The cast in this novel carried the plot in compelling ways. We have two main points of view: the first is Laura Iven, who was a combat nurse who was sent home to Canada due to an injury, who then goes back to France to search for her brother. The other point of view is her brother Fred, who is on the front lines and trying to escape the hell that is no-man’s-land after he is left for dead on the battlefield. As the story progresses, the points of view carry the characters closer to each other towards a bittersweet but satisfying ending. Each character is full of depth and their goals are distinct and carry them through the plot with agency, and to foil all of them is our mysterious violin player who seems to offer all his guests exactly what they want. 

Themes

There were two main themes that highlighted themselves to me. The first theme was the historical element of the poor folks fighting the rich man’s war. This is highlighted in stark reference to the generals and strategists living lives of luxury in French chateaus mere miles away from the trenches, which most famously inspired Tolkien’s land of Mordor. There’s an instance where the strategists decided to place a hospital by a large stockpile of explosives thinking the enemy would not bomb the hospital but the enemy did anyways. That event is often remembered by the characters not so much as the enemy bombing the hospital, but as a critique of the strategists who put the hospital there to begin with. 

The second theme was a question that took the appearance of a faustian deal along the lines of “what would you give to forget all of this?” In the wake of the war being so utterly horrific for those on the front lines, the answer becomes incredibly simple for many characters: they’d give anything and everything they could. Both Laura and Fred have to claw through every emotion and hurt to find each other and cling to what they can to survive this ordeal. The existential questions that continually present themselves throughout the narrative challenge the characters to assess what is the meaning of their lives and what hope does their future hold.

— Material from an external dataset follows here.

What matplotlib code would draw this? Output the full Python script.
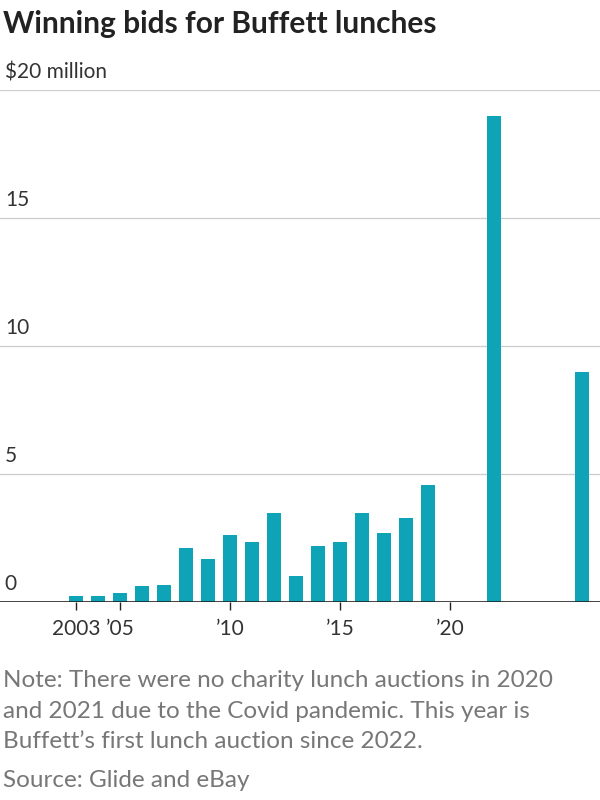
import matplotlib.pyplot as plt

years = [2003, 2004, 2005, 2006, 2007, 2008, 2009, 2010, 2011, 2012, 2013,
         2014, 2015, 2016, 2017, 2018, 2019, 2022, 2026]
bids = [0.25, 0.25, 0.35, 0.62, 0.65, 2.1, 1.68, 2.63, 2.35, 3.46, 1.0,
        2.17, 2.35, 3.46, 2.68, 3.3, 4.57, 19.0, 9.0]
tick_years = [2003, 2005, 2010, 2015, 2020]
tick_labels = ["2003", "\u201905", "\u201910", "\u201915", "\u201920"]
y_ticks = [0, 5, 10, 15, 20]
y_labels = ["0", "5", "10", "15", "$20 million"]

plt.rcParams['font.family'] = ['Lato', 'DejaVu Sans']
fig = plt.figure(figsize=(6, 8), dpi=100)
ax = fig.add_axes([0, 0.2475, 1, 0.64])

ax.bar(years, bids, width=0.64, color='#0fa3b8', zorder=3)
ax.set_xlim(1999.55, 2026.8)
ax.set_ylim(0, 20)

for v, lab in zip(y_ticks, y_labels):
    ax.axhline(v, color='#cccccc' if v else '#222222', lw=0.9 if v else 1.2, zorder=1 if v else 4)
    ax.text(1999.55 + 0.22, v + 0.3, lab, fontsize=15, color='#333333', va='bottom', ha='left')

ax.set_yticks([])
ax.set_xticks(tick_years)
ax.set_xticklabels(tick_labels, fontsize=15, color='#333333')
ax.tick_params(axis='x', length=6, width=1, color='#222222', pad=6)
for s in ax.spines.values():
    s.set_visible(False)

fig.text(0.005, 0.988, "Winning bids for Buffett lunches", fontsize=21.5, fontweight='bold',
         color='#222222', va='top', ha='left')
fig.text(0.005, 0.162, "Note: There were no charity lunch auctions in 2020\n"
         "and 2021 due to the Covid pandemic. This year is\n"
         "Buffett\u2019s first lunch auction since 2022.",
         fontsize=17.5, color='#777777', va='top', ha='left', linespacing=1.55)
fig.text(0.005, 0.038, "Source: Glide and eBay",
         fontsize=17.5, color='#777777', va='top', ha='left')

fig.savefig("out.png", dpi=100)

Mood board for The Warm Hands of Ghosts
Mood board for The Warm Hands of Ghosts

Overall, this was a solid read. It was emotional and kept me engaged, it was heartbreaking and bittersweet all throughout. I definitely recommend it if you’re looking for a historical fiction with a paranormal twist, and a war story that doesn’t so much focus on the war, but on the horrors that war creates.

The Warm Hands of Ghosts by Katherine Arden is out tomorrow, February 13th, 2024!